Давайте в нем разберемся.

Классический метод управления строится на том, что приказы исполняются более-менее точно. Он имеет массу достоинств, этот метод, но при одном условии: приказы должны быть разумными. Ибо при некомпетентном управлении такой механизм быстро разваливает систему. У нас работает иной: каждый отдельный приказ исполняется плохо, зато вся система в целом более устойчива. Потому что приспособилась к выживанию в условиях дурного управления. Помню, в шестидесятые еще годы Хрущев обязал все колхозы сажать кукурузу. Если бы нечто подобное случилось на Западе, где чиновник работает по классической схеме, последствия были бы катастрофическими. А тут — ничего.

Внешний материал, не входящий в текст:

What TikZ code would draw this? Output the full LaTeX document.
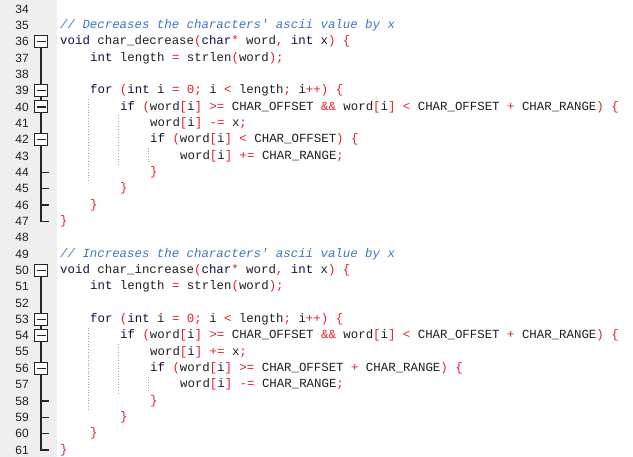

Все брали под козырек, но никто и не думал относиться к приказу как к предписанию.

И сейчас, заметьте, система выживает по той же схеме. Когда наши радикал-реформаторы решили ввести в одночасье рынок, она отреагировала на них примерно как на ту кукурузу. Законы принимались мгновенно, в МВФ пошли отчеты, что у нас уже полный расцвет рыночной экономики — сплошная приватизация, биржи, банкротства, сорок бочек арестантов. А на деле и биржи не биржи, и приватизация меньше всего ассоциируется с идеей хозяина, и банкротства — скорее лишь способ передела собственности. О таких понятиях, как инфраструктура, а тем более этика рынка, уж и не говорю.

Благодаря постулату «не нарушишь — не уснешь» утопия в нашей стране легко преобразуется в реальность, меняясь при этом до полной неузнаваемости. И ни в каком МВФ никогда не поймут, что эта новая, преобразованная реальность не сводится лишь к криминалу и коррупции, как теперь пытаются представить дело, кидаясь в другую крайность. Она остается именно реальностью, то есть чем-то таким, что требует бережного с собой обращения, а главное, понимания.

Ибо власть, если она хочет что-то сделать в этой системе, должна прежде всего помнить, что имеет дело с особым «объектом управления», который много лет приучали не доверять никакой власти. И значит, главная задача — прежде всего завоевать это доверие, чтобы вести общество… да, именно к рынку, куда же еще?